Two weeks after the county's bingo ordinance went into effect, only a third of the organizations that run games have applied for a license, county officials say.
"We know that there are a lot of people playing, and I think there are a lot of people playing illegally," said John Wood, a chief investigator with the county's consumer protection department.
The ordinance requires all organizations that run bingo games to obtain a license, pass background checks and hand over financial records to the county. County officials estimate that about 200 organizations operate games or commercial parlors. All but about a dozen are charities.
As of Wednesday, about 70 organizations had applied for a bingo license, which has been required since Oct. 25.
The county will soon begin fining groups that have not applied for a license, Wood said. Those that have applied will be allowed to operate while the county checks their backgrounds, he said.
"I don't know whether they're not taking this seriously," Wood said. "I don't know whether they think we're not going to enforce it; if they think that, they're wrong."

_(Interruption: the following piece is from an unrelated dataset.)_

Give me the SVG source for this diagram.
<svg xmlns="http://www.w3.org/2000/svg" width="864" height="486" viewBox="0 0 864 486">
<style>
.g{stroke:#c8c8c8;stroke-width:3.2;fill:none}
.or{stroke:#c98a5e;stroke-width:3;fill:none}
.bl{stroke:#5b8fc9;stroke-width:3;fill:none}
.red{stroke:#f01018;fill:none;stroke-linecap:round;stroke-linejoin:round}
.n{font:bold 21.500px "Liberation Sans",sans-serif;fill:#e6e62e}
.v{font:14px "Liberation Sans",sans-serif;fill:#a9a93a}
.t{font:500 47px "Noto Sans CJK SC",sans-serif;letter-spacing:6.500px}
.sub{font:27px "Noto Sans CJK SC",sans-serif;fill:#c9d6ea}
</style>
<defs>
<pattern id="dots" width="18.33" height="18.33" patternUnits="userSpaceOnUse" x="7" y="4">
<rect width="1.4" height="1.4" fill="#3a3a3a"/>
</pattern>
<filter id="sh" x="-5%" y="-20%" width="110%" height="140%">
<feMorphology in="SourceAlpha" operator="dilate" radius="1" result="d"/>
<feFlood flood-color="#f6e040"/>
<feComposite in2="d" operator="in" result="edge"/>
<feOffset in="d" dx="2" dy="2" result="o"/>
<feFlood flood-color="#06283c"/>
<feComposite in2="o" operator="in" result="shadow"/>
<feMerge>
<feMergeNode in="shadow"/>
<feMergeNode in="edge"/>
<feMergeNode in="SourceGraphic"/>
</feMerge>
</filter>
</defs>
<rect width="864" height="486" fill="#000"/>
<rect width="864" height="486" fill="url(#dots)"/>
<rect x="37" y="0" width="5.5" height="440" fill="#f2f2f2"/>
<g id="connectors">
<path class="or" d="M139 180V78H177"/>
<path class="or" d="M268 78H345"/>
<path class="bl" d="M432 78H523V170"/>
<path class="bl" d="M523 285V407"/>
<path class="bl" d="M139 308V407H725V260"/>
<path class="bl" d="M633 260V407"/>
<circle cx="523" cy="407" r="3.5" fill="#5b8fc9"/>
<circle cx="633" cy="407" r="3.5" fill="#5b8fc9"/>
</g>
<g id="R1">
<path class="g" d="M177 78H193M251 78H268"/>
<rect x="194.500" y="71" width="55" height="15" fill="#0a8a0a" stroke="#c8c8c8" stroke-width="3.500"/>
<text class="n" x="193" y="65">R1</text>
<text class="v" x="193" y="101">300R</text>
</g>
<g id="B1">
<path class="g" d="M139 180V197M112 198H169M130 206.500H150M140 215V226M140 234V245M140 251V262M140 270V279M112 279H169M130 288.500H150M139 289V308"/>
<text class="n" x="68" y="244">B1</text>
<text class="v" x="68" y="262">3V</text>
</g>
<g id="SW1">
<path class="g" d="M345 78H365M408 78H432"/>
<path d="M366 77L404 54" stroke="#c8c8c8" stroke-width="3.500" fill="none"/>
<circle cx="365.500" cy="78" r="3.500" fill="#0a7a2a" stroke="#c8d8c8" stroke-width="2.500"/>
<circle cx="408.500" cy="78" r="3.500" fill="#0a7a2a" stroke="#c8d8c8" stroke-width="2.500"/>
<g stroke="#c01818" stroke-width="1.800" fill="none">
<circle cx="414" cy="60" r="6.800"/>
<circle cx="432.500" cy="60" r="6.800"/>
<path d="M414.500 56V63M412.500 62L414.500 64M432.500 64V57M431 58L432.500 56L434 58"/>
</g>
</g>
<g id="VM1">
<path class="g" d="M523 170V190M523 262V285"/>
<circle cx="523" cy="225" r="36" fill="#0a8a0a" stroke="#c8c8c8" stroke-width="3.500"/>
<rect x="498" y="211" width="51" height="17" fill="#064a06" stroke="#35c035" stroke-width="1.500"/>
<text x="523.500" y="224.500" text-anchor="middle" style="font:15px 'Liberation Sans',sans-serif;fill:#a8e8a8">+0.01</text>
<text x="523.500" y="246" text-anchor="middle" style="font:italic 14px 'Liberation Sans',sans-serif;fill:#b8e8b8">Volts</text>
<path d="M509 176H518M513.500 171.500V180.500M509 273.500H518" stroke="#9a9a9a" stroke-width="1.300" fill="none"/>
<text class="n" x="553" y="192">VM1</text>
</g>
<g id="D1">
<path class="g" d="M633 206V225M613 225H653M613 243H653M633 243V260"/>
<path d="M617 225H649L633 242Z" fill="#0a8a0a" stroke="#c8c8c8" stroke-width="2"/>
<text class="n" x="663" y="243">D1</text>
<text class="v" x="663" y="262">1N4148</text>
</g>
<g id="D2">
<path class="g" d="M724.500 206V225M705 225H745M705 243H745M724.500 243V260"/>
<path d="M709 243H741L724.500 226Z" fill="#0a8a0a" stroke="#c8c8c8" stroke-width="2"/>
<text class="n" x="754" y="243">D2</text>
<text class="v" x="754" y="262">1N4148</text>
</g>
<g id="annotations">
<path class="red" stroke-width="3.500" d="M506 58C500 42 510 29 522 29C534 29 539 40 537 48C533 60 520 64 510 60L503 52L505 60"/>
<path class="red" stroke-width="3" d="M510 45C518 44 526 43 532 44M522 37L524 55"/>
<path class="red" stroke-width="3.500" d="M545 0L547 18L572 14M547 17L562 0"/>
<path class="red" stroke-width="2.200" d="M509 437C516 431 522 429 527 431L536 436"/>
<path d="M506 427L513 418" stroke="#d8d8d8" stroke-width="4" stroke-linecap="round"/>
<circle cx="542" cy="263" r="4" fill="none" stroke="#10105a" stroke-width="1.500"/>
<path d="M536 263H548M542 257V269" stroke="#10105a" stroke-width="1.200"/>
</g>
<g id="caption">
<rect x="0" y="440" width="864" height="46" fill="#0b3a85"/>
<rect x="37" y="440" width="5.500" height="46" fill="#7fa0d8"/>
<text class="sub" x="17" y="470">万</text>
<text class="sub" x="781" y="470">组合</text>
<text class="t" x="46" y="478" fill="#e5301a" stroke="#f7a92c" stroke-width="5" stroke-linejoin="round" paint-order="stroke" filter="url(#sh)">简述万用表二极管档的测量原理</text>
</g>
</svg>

Applications have been available since the beginning of October. County commissioners adopted the ordinance in July, but they didn't decide how much to charge for the license until Sept. 23. Commissioners set the annual license fee at $194.
Violating the bingo ordinance brings a $30 fine and can lead to a 60-day suspension, Wood said. A second violation can bring a one-year suspension.

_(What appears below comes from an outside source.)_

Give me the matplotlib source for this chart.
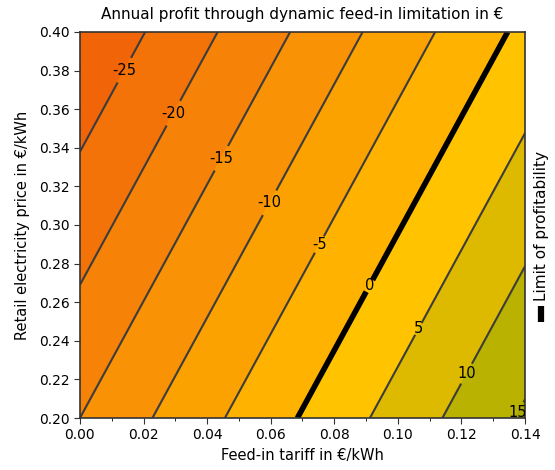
import numpy as np
import matplotlib
matplotlib.use("Agg")
import matplotlib.pyplot as plt
from matplotlib.lines import Line2D
from matplotlib.colors import ListedColormap, BoundaryNorm
from matplotlib.ticker import MultipleLocator, FormatStrFormatter

# Data (profit in EUR at grid corners)
feed_in_tariff = [0.0, 0.14]          # EUR/kWh
retail_price = [0.20, 0.40]           # EUR/kWh
profit = [[-15.0, 15.7],              # retail 0.20
          [-29.5, 1.2]]               # retail 0.40
levels = [-30, -25, -20, -15, -10, -5, 0, 5, 10, 15, 20]
band_colors = ["#f16408", "#f37309", "#f68207", "#f99204", "#fca200",
               "#ffb300", "#ffc300", "#ddba00", "#b9b200", "#aaaa00"]
label_pos = [(0.0142, 0.380), (0.0293, 0.358), (0.0440, 0.335),
             (0.0591, 0.312), (0.0752, 0.290), (0.0916, 0.268),
             (0.1066, 0.246), (0.1227, 0.222), (0.1372, 0.2036)]

plt.rcParams['font.family'] = ['DejaVu Sans']
plt.rcParams['font.size'] = 10

fig = plt.figure(figsize=(5.55, 4.7), dpi=100)
ax = fig.add_axes([0.144, 0.1106, 0.802, 0.8214])

X, Y = np.meshgrid(feed_in_tariff, retail_price)
Z = np.array(profit)

cmap = ListedColormap(band_colors)
norm = BoundaryNorm(levels, cmap.N)
ax.contourf(X, Y, Z, levels=levels, cmap=cmap, norm=norm)

line_levels = [l for l in levels if Z.min() < l < Z.max()]
lws = [4.0 if l == 0 else 1.5 for l in line_levels]
cols = ["black" if l == 0 else "#3c3c3c" for l in line_levels]
cs = ax.contour(X, Y, Z, levels=line_levels, colors=cols, linewidths=lws)
texts = ax.clabel(cs, levels=line_levels, inline=True, fmt="%d", fontsize=10.5,
                  manual=label_pos, colors="black", inline_spacing=2)
for t in texts:
    t.set_rotation(0)

ax.set_xlim(0, 0.14)
ax.set_ylim(0.2, 0.4)
ax.xaxis.set_major_locator(MultipleLocator(0.02))
ax.xaxis.set_minor_locator(MultipleLocator(0.01))
ax.yaxis.set_major_locator(MultipleLocator(0.02))
ax.xaxis.set_major_formatter(FormatStrFormatter("%.2f"))
ax.yaxis.set_major_formatter(FormatStrFormatter("%.2f"))
ax.tick_params(direction="out", length=4, color="#333333", labelsize=10)
ax.tick_params(which="minor", length=2.5)
for s in ax.spines.values():
    s.set_color("#333333")
    s.set_linewidth(1.2)

ax.set_xlabel("Feed-in tariff in €/kWh", labelpad=4, fontsize=10.5)
ax.set_ylabel("Retail electricity price in €/kWh", labelpad=6, fontsize=10.5)
ax.set_title("Annual profit through dynamic feed-in limitation in €",
             fontsize=11, pad=9)

# rotated legend on the right
fig.text(0.975, 0.52, "Limit of profitability", rotation=90,
         ha="center", va="center", fontsize=11)
fig.add_artist(Line2D([0.974, 0.974], [0.315, 0.35], transform=fig.transFigure,
                      color="black", linewidth=4.5, solid_capstyle="butt"))

fig.savefig("out.png", dpi=100)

"You take two hits and you're suspended a year, and you might as well be out of business," he said. "They're putting themselves really at a very high risk by not getting a license."
Over the past couple of days, county officials have made more than 400 phone calls to remind people that they need to apply for a license, County Administrator Fred Marquis said.
In at least one case, a bingo operator has decided not to apply for a license because he wants to challenge the ordinance in court, Marquis said.
Besides the licensing requirement, the ordinance limits jackpots to three $250 jackpots a day and prohibits events such as $1,000 raffles.
Bingo halls must also post their earnings, so that players can see how much money is going to charity.
Applications for a bingo license can be picked up at the county's Consumer Protection offices in the Criminal Court Complex, 14500 49th St. N, near Largo.